United States District Court, Western District of North Carolina (2017)

Facts

Issue

Holding — Voorhees, J.

Rule

Reasoning

Deep Dive: How the Court Reached Its Decision

Overview of the Case

In the case of Niloy, Inc. v. Lowe's Companies, Inc., the U.S. District Court for the Western District of North Carolina addressed several claims brought by Niloy against Lowe's following the termination of their Master Professional Services Agreement (MPSA). Niloy claimed that Lowe's breached the MPSA by terminating it without notice and failing to pay for completed work, alongside other allegations including unjust enrichment and unfair trade practices. Lowe's responded with a motion to partially dismiss these claims, leading to the court's examination of the legal sufficiency of Niloy's allegations and the applicability of North Carolina law regarding contracts and business practices.
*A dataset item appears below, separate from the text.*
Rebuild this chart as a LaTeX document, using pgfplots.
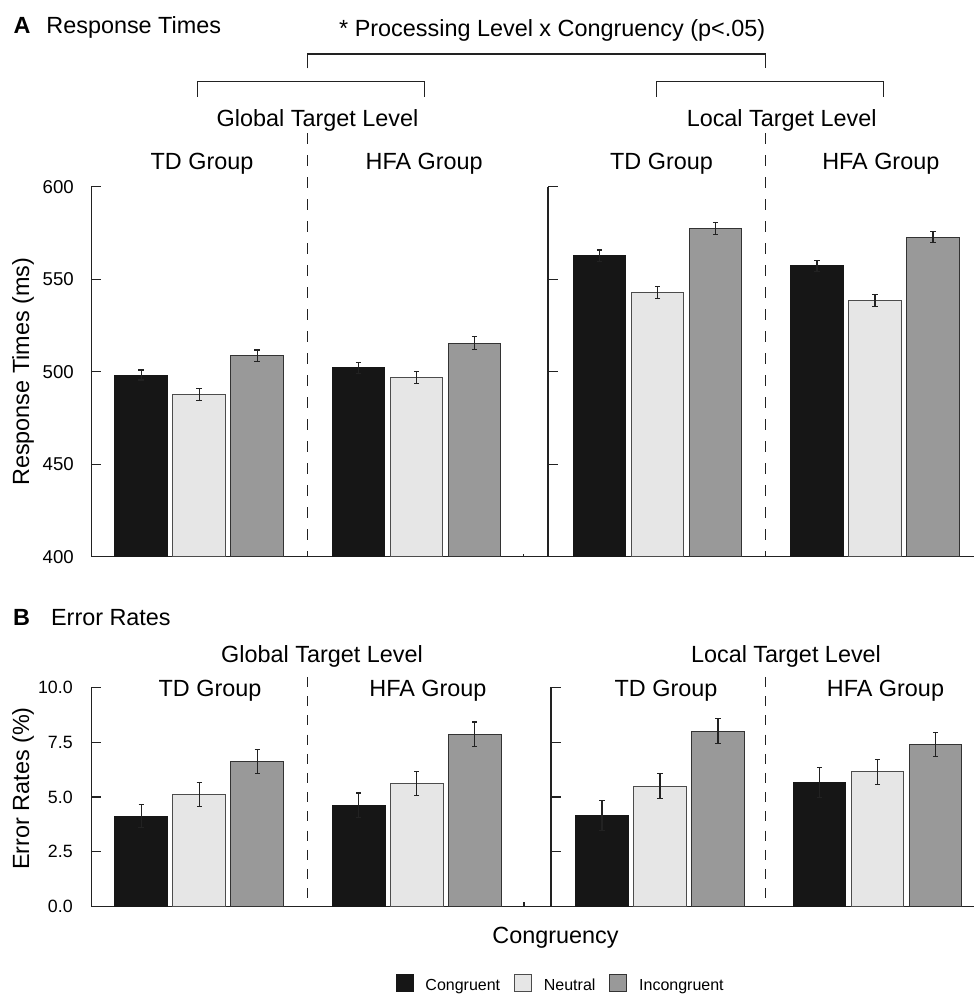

Establishment of an Open Account

The court analyzed whether Niloy could establish an "open account" between the parties, which under North Carolina law requires that individual transactions are seen as part of a connected series, a running balance is maintained through debits and credits, and future dealings are contemplated. The court concluded that Niloy failed to satisfy the first two requirements because each Statement of Work (SOW) was treated as a separate transaction, with invoices submitted for each one rather than a cumulative balance. Thus, the absence of a running balance and the independent nature of the SOW orders prevented the court from recognizing an open account between Niloy and Lowe's, leading to the dismissal of this aspect of Count One.

Breach of Contract on Behalf of Subcontractors

In Count Two, Niloy sought to recover damages for subcontractors based on Lowe's alleged breach of the MPSA. The court noted that the MPSA expressly disclaimed any rights for third parties, including subcontractors, to bring claims against Lowe's. However, the court recognized the potential for manifest injustice if Niloy was unable to recover damages incurred by its subcontractors due to Lowe's actions, especially considering the nature of the contractual relationships. Therefore, despite the MPSA's terms, the court allowed Count Two to proceed, emphasizing the importance of equitable considerations in the context of subcontractor claims.

Duplicative Claims and Good Faith

Regarding Count Three, which alleged a breach of both the express and implied covenants of good faith and fair dealing, the court found that it was essentially duplicative of the breach of contract claim in Count One. The court determined that since the allegations supporting Count Three mirrored those in Count One, it would not allow a separate claim for breach of the express covenant of good faith. The court further concluded that any allegations related to the implied covenant of good faith were inherently tied to the breach of contract claim and would rise and fall with it, leading to the dismissal of Count Three.

Unjust Enrichment as an Alternative Theory

In Count Four, Niloy raised a claim for unjust enrichment as a fallback if the MPSA was deemed unenforceable. The court noted that unjust enrichment claims cannot coexist with express contracts, but allowed Niloy's claim to proceed because the enforceability of the SOW orders had not yet been established. The court recognized that while the MPSA governed the parties’ obligations, the specific terms of the SOW orders were critical to determining whether an express contract existed for the services rendered. Therefore, the court denied Lowe's motion to dismiss this count, leaving open the possibility for Niloy to pursue this claim depending on the outcome of further proceedings.

Unfair Trade Practices Claim

In Count Five, Niloy alleged unfair and deceptive trade practices (UDTP) based on Lowe's termination of the MPSA and subsequent actions regarding payment. The court clarified that simply breaching a contract does not typically constitute an unfair or deceptive act. However, Niloy's claims that Lowe's falsified audit results and denied receipt of deliverables could potentially meet the threshold for unfair practices. The court determined that if proven, such actions could demonstrate unethical conduct and thus sustain a UDTP claim. Consequently, the court denied the motion to dismiss this count, allowing Niloy's allegations regarding unfair trade practices to proceed to trial.